Since $Y > X$ (because $\sqrt{a_n}+\sqrt{b_n} > \sqrt{a_n}-\sqrt{b_n}$), and $X$ is positive, we know $X^2 < XY$.
This means $\frac{(\sqrt{a_n}-\sqrt{b_n})^2}{2} < \frac{(\sqrt{a_n}-\sqrt{b_n})(\sqrt{a_n}+\sqrt{b_n})}{2}$.
So, $a_{n+1}-b_{n+1} < (a_n-b_n)/2$. This means the difference between the two lists of numbers is cut by at least half each time!
If the difference keeps getting cut in half, it will eventually become super, super tiny, practically zero! Like if you keep taking half of a candy bar, eventually there's almost nothing left.
So, $\lim _{n \rightarrow \infty} (a_{n}-b_{n}) = 0$.

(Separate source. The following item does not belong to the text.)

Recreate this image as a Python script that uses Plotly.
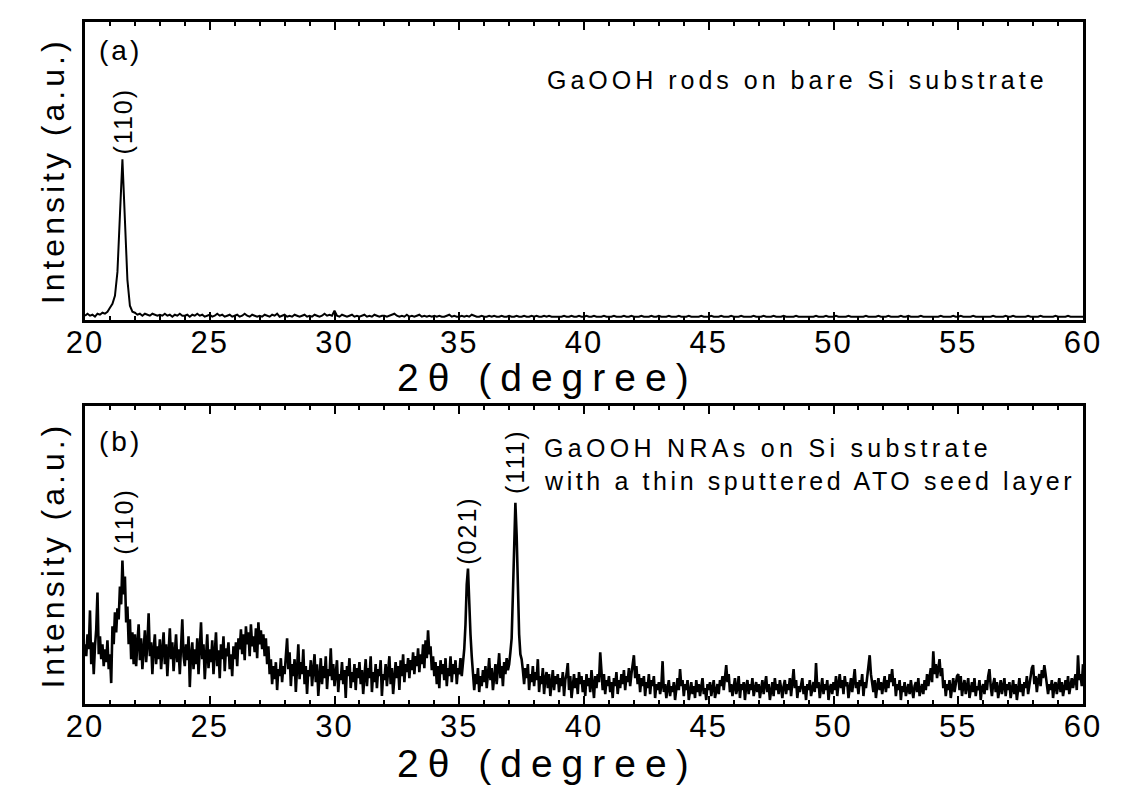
import plotly.graph_objects as go

# ---------------- data ----------------
theta_start = 20.0
rod_step = 0.1      # deg, panel (a)
nra_step = 0.05     # deg, panel (b)

# panel (a): GaOOH rods on bare Si substrate (arb. units)
rod_intensity = [
    4, 6, 4, 5, 3, 6, 5, 7, 6, 8,            # 20
    12, 16, 24, 48, 105, 161, 100, 40, 14, 8,  # 21
    7, 5, 6, 4, 6, 5, 4, 6, 5, 4,            # 22
    5, 4, 6, 4, 5, 3, 5, 4, 6, 4,            # 23
    4, 5, 3, 5, 4, 6, 4, 5, 3, 4,            # 24
    5, 3, 4, 6, 4, 5, 3, 4, 5, 3,            # 25
    4, 5, 3, 4, 6, 4, 3, 5, 4, 3,            # 26
    4, 3, 5, 4, 3, 5, 4, 6, 3, 4,            # 27
    5, 3, 4, 3, 5, 4, 3, 4, 5, 3,            # 28
    4, 3, 5, 4, 3, 4, 6, 4, 5, 4,            # 29
    9, 4, 3, 5, 4, 3, 4, 5, 3, 4,            # 30
    3, 4, 5, 3, 4, 3, 5, 4, 3, 4,            # 31
    4, 3, 4, 5, 6, 4, 3, 4, 3, 5,            # 32
    3, 4, 3, 4, 5, 3, 4, 3, 4, 3,            # 33
    4, 3, 4, 3, 3, 4, 5, 3, 4, 3,            # 34
    3, 4, 3, 4, 3, 5, 4, 3, 3, 4,            # 35
    3, 3, 4, 3, 4, 3, 3, 4, 3, 3,            # 36
    4, 3, 3, 4, 3, 3, 4, 3, 3, 4,            # 37
    3, 4, 3, 3, 4, 3, 4, 3, 3, 3,            # 38
    3, 3, 4, 3, 3, 4, 3, 3, 4, 3,            # 39
    3, 4, 3, 3, 4, 3, 3, 3, 4, 3,            # 40
    3, 3, 4, 3, 3, 3, 4, 3, 3, 4,            # 41
    3, 3, 3, 4, 3, 3, 3, 4, 3, 3,            # 42
    4, 3, 3, 3, 4, 3, 3, 3, 4, 3,            # 43
    3, 3, 4, 3, 3, 3, 3, 4, 3, 3,            # 44
    3, 4, 3, 3, 3, 4, 3, 3, 3, 4,            # 45
    3, 3, 3, 4, 3, 3, 3, 3, 4, 3,            # 46
    3, 3, 4, 3, 3, 3, 4, 3, 3, 3,            # 47
    4, 3, 3, 3, 3, 4, 3, 3, 3, 3,            # 48
    3, 3, 3, 4, 3, 3, 3, 4, 3, 3,            # 49
    3, 4, 3, 3, 3, 3, 4, 3, 3, 3,            # 50
    3, 3, 3, 4, 3, 3, 3, 3, 4, 3,            # 51
    3, 3, 4, 3, 3, 3, 3, 4, 3, 3,            # 52
    4, 3, 3, 3, 3, 4, 3, 3, 3, 3,            # 53
    3, 3, 3, 4, 3, 3, 3, 3, 4, 3,            # 54
    3, 4, 3, 3, 3, 3, 4, 3, 3, 3,            # 55
    3, 3, 3, 3, 4, 3, 3, 3, 3, 4,            # 56
    3, 3, 4, 3, 3, 3, 3, 3, 4, 3,            # 57
    3, 3, 3, 4, 3, 3, 3, 3, 3, 4,            # 58
    3, 3, 3, 3, 4, 3, 3, 3, 3, 3,            # 59
    3,                                       # 60
]

# panel (b): GaOOH NRAs on Si with ATO seed layer (arb. units)
nra_intensity = [
    60, 48, 70, 55, 94, 40, 62, 30, 58, 75, 112, 50, 68, 45, 60, 38, 55, 42, 64, 35,   # 20
    50, 21, 78, 60, 92, 72, 96, 85, 118, 100, 144, 110, 128, 82, 98, 60, 85, 45, 72, 40,  # 21
    70, 38, 62, 80, 44, 66, 35, 58, 74, 42, 60, 91, 48, 62, 30, 55, 70, 40, 58, 45,   # 22
    65, 35, 52, 72, 40, 60, 28, 56, 76, 45, 62, 33, 58, 70, 42, 55, 30, 66, 85, 48,   # 23
    38, 60, 44, 68, 17, 50, 62, 35, 55, 40, 66, 30, 58, 82, 45, 60, 25, 52, 70, 36,   # 24
    55, 42, 64, 30, 58, 72, 38, 54, 26, 60, 45, 68, 33, 56, 48, 62, 35, 50, 28, 58,   # 25
    45, 62, 38, 66, 55, 75, 50, 70, 44, 78, 60, 72, 48, 80, 58, 68, 52, 76, 46, 82,   # 26
    60, 74, 55, 70, 48, 66, 40, 58, 30, 45, 20, 38, 25, 42, 14, 35, 28, 46, 22, 38,   # 27
    30, 48, 66, 35, 52, 18, 40, 28, 45, 12, 36, 60, 25, 42, 30, 55, 20, 38, 10, 34,   # 28
    28, 44, 18, 36, 50, 22, 40, 8, 32, 46, 20, 38, 26, 48, 15, 35, 28, 56, 24, 40,    # 29
    18, 36, 44, 12, 30, 24, 42, 20, 34, 6, 38, 28, 46, 16, 32, 22, 40, 14, 36, 26,    # 30
    42, 20, 34, 10, 30, 45, 18, 36, 26, 48, 12, 32, 22, 40, 16, 35, 28, 44, 8, 30,    # 31
    24, 40, 18, 34, 48, 20, 36, 10, 30, 42, 26, 38, 14, 44, 28, 50, 22, 40, 32, 46,   # 32
    26, 44, 34, 52, 30, 48, 38, 56, 32, 50, 40, 60, 36, 64, 46, 74, 50, 58, 34, 48,   # 33
    28, 42, 20, 38, 16, 44, 30, 40, 24, 46, 18, 36, 28, 48, 22, 40, 30, 44, 20, 36,   # 34
    30, 46, 28, 42, 55, 80, 120, 136, 92, 70, 48, 30, 14, 30, 20, 36, 12, 28, 18, 34,  # 35
    22, 38, 16, 30, 46, 24, 36, 14, 32, 40, 20, 34, 51, 26, 38, 18, 42, 30, 46, 34,   # 36
    40, 52, 66, 110, 160, 202, 170, 110, 70, 50, 45, 34, 20, 36, 26, 40, 14, 30, 22, 38,  # 37
    18, 32, 24, 45, 12, 28, 20, 36, 10, 26, 32, 16, 30, 8, 24, 34, 14, 28, 20, 30,    # 38
    12, 26, 18, 32, 8, 24, 30, 41, 14, 28, 6, 22, 30, 16, 26, 10, 32, 20, 28, 12,     # 39
    24, 8, 30, 18, 26, 12, 34, 20, 6, 28, 16, 30, 22, 52, 28, 14, 30, 10, 24, 18,     # 40
    28, 12, 22, 6, 26, 18, 32, 10, 24, 16, 30, 20, 34, 14, 28, 22, 36, 18, 30, 40,    # 41
    49, 26, 38, 20, 30, 12, 26, 18, 28, 8, 22, 16, 30, 10, 24, 18, 28, 6, 20, 14,     # 42
    22, 10, 18, 43, 12, 20, 6, 16, 24, 8, 18, 12, 22, 4, 16, 26, 14, 35, 18, 24,      # 43
    8, 20, 14, 24, 4, 16, 22, 10, 18, 6, 24, 12, 20, 8, 18, 26, 10, 16, 4, 20,        # 44
    14, 22, 8, 18, 24, 6, 16, 20, 10, 24, 18, 28, 14, 26, 39, 22, 30, 12, 20, 8,      # 45
    18, 26, 10, 16, 28, 6, 20, 14, 22, 4, 18, 24, 10, 20, 14, 26, 8, 16, 22, 12,      # 46
    20, 6, 16, 24, 10, 18, 28, 12, 20, 4, 16, 22, 8, 26, 14, 20, 10, 24, 16, 6,       # 47
    18, 24, 10, 20, 14, 26, 8, 22, 35, 16, 24, 6, 18, 12, 22, 26, 10, 18, 4, 20,      # 48
    14, 24, 8, 18, 22, 12, 41, 16, 22, 6, 18, 26, 10, 20, 14, 24, 4, 16, 20, 10,      # 49
    22, 14, 28, 8, 20, 30, 16, 24, 10, 28, 18, 22, 6, 20, 26, 12, 24, 35, 16, 22,     # 50
    10, 24, 18, 30, 8, 22, 16, 28, 36, 49, 30, 20, 12, 24, 6, 18, 26, 14, 22, 10,     # 51
    20, 28, 12, 24, 16, 30, 22, 35, 18, 26, 8, 20, 14, 24, 4, 18, 12, 22, 8, 16,      # 52
    20, 10, 24, 14, 6, 18, 22, 12, 26, 8, 16, 20, 10, 24, 14, 30, 18, 26, 36, 22,     # 53
    53, 30, 40, 26, 34, 45, 28, 36, 16, 24, 8, 20, 14, 24, 6, 18, 26, 12, 20, 28,     # 54
    30, 14, 28, 8, 18, 24, 10, 20, 26, 6, 16, 22, 12, 26, 8, 18, 14, 24, 4, 16,       # 55
    20, 10, 24, 14, 28, 35, 18, 8, 20, 26, 12, 22, 6, 16, 24, 10, 18, 26, 8, 20,      # 56
    14, 22, 6, 18, 24, 10, 20, 4, 16, 26, 12, 20, 8, 22, 16, 28, 10, 18, 24, 36,      # 57
    39, 20, 28, 12, 24, 30, 18, 34, 26, 39, 30, 22, 10, 20, 14, 24, 6, 18, 22, 10,    # 58
    20, 26, 12, 22, 8, 18, 24, 14, 28, 10, 20, 26, 16, 22, 30, 14, 49, 24, 30, 18,    # 59
    40,                                                                               # 60
]

rod_theta = [round(theta_start + i * rod_step, 3) for i in range(len(rod_intensity))]
nra_theta = [round(theta_start + i * nra_step, 3) for i in range(len(nra_intensity))]

tick_values = [20, 25, 30, 35, 40, 45, 50, 55, 60]
tick_labels = ["20", "25", "30", "35", "40", "45", "50", "55", "60"]

x_title = "2θ (degree)"
y_title = "Intensity (a.u.)"

panel_a_label = "(a)"
panel_b_label = "(b)"
rod_caption = "GaOOH rods on bare Si substrate"
nra_caption_1 = "GaOOH NRAs on Si substrate"
nra_caption_2 = "with a thin sputtered ATO seed layer"

# peak labels: (text, 2theta, intensity position)
rod_peaks = [("(110)", 21.52, 200)]
nra_peaks = [("(110)", 21.56, 184), ("(021)", 35.31, 174), ("(111)", 37.23, 244)]

# ---------------- figure ----------------
FONT = "Liberation Sans, Arial, sans-serif"


def spaced(text, px):
    return f'<span style="letter-spacing:{px}px">{text}</span>'


fig = go.Figure()
fig.add_trace(go.Scatter(x=rod_theta, y=rod_intensity, mode="lines",
                         line=dict(color="black", width=2), xaxis="x", yaxis="y",
                         showlegend=False, hoverinfo="skip"))
fig.add_trace(go.Scatter(x=nra_theta, y=nra_intensity, mode="lines",
                         line=dict(color="black", width=2.6), xaxis="x2", yaxis="y2",
                         showlegend=False, hoverinfo="skip"))

xaxis_common = dict(
    range=[20, 60], showgrid=False, zeroline=False,
    showline=True, linecolor="black", linewidth=3, mirror="ticks",
    ticks="inside", ticklen=8, tickwidth=2, tickcolor="black",
    tickmode="array", tickvals=tick_values,
    ticktext=[spaced(t, 2) for t in tick_labels],
    tickfont=dict(family=FONT, size=31, color="black"),
    ticklabelstandoff=-7,
    minor=dict(tickmode="linear", tick0=20, dtick=1, ticks="inside",
               ticklen=4, tickwidth=2, tickcolor="black"),
)
yaxis_common = dict(
    range=[0, 299], showgrid=False, zeroline=False, showticklabels=False,
    showline=True, linecolor="black", linewidth=3, mirror=True, ticks="",
    title=dict(text=spaced(y_title, 4), font=dict(family=FONT, size=32, color="black"),
               standoff=8),
)

annotations = []


def ann(text, x, y, xref, yref, size, spacing, xanchor="center", angle=0):
    annotations.append(dict(text=spaced(text, spacing), x=x, y=y, xref=xref, yref=yref,
                            showarrow=False, xanchor=xanchor, yanchor="middle",
                            textangle=angle,
                            font=dict(family=FONT, size=size, color="black")))


ann(panel_a_label, 21.44, 270, "x", "y", 28, 3)
ann(panel_b_label, 21.44, 264, "x2", "y2", 28, 3)
ann(rod_caption, 58.68, 241, "x", "y", 25, 4, xanchor="right")
ann(nra_caption_1, 38.32, 257, "x2", "y2", 25, 4.3, xanchor="left")
ann(nra_caption_2, 38.32, 224, "x2", "y2", 25, 3.6, xanchor="left")
for txt, xx, yy in rod_peaks:
    ann(txt, xx, yy, "x", "y", 25, 2, angle=-90)
for txt, xx, yy in nra_peaks:
    ann(txt, xx, yy, "x2", "y2", 25, 2, angle=-90)
# x-axis titles (placed under each panel)
ann(x_title, 38.55, -0.195, "x", "y domain", 39, 9)
ann(x_title, 38.55, -0.2, "x2", "y2 domain", 39, 9)

fig.update_layout(
    width=1121, height=784,
    margin=dict(l=77, r=46, t=11, b=88),
    paper_bgcolor="white", plot_bgcolor="white",
    font=dict(family=FONT, color="black"),
    xaxis=dict(domain=[0, 1], anchor="y", **xaxis_common),
    yaxis=dict(domain=[0.5635, 1], anchor="x", **yaxis_common),
    xaxis2=dict(domain=[0, 1], anchor="y2", **xaxis_common),
    yaxis2=dict(domain=[0, 0.4365], anchor="x2", **yaxis_common),
    annotations=annotations,
)

fig.write_html("out.html")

Since we know from part c that both lists converge, and their difference goes to zero, they must be converging to the *same* number! So, $\lim _{n \rightarrow \infty} a_{n}=\lim _{n \rightarrow \infty} b_{n}$.

e. Estimate AGM(12,20) and Gauss' constant:
For AGM(12,20): Since $a_0 > b_0$ is required, we use $a_0=20, b_0=12$.
$a_0 = 20$, $b_0 = 12$
$a_1 = (20+12)/2 = 16$
$b_1 = \sqrt{20 \times 12} = \sqrt{240} \approx 15.4919$
Now we have $a_1=16$, $b_1 \approx 15.4919$.
$a_2 = (16+15.4919)/2 = 15.74595$
$b_2 = \sqrt{16 \times 15.4919} = \sqrt{247.8704} \approx 15.7438$
Now we have $a_2 \approx 15.74595$, $b_2 \approx 15.7438$. They are very close!
$a_3 = (15.74595+15.7438)/2 = 15.744875$
$b_3 = \sqrt{15.74595 \times 15.7438} \approx \sqrt{247.952} \approx 15.7449$
The values are getting super close, so we can estimate AGM(12,20) to be about **15.7449**.

For Gauss' constant $1 / \mathrm{AGM}(1, \sqrt{2})$: We use $a_0 = \sqrt{2}$ and $b_0 = 1$.
$a_0 = \sqrt{2} \approx 1.41421$
$b_0 = 1$
$a_1 = (1.41421+1)/2 = 1.207105$
$b_1 = \sqrt{1.41421 \times 1} = \sqrt{1.41421} \approx 1.18921$
Now we have $a_1 \approx 1.207105$, $b_1 \approx 1.18921$.
$a_2 = (1.207105+1.18921)/2 = 1.1981575$
$b_2 = \sqrt{1.207105 \times 1.18921} = \sqrt{1.43553} \approx 1.198136$
Now we have $a_2 \approx 1.1981575$, $b_2 \approx 1.198136$. They are super close!
The AGM value is approximately $1.1981$.
So Gauss' constant is $1 / \mathrm{AGM}(1, \sqrt{2}) \approx 1 / 1.1981 \approx$ **0.8346**.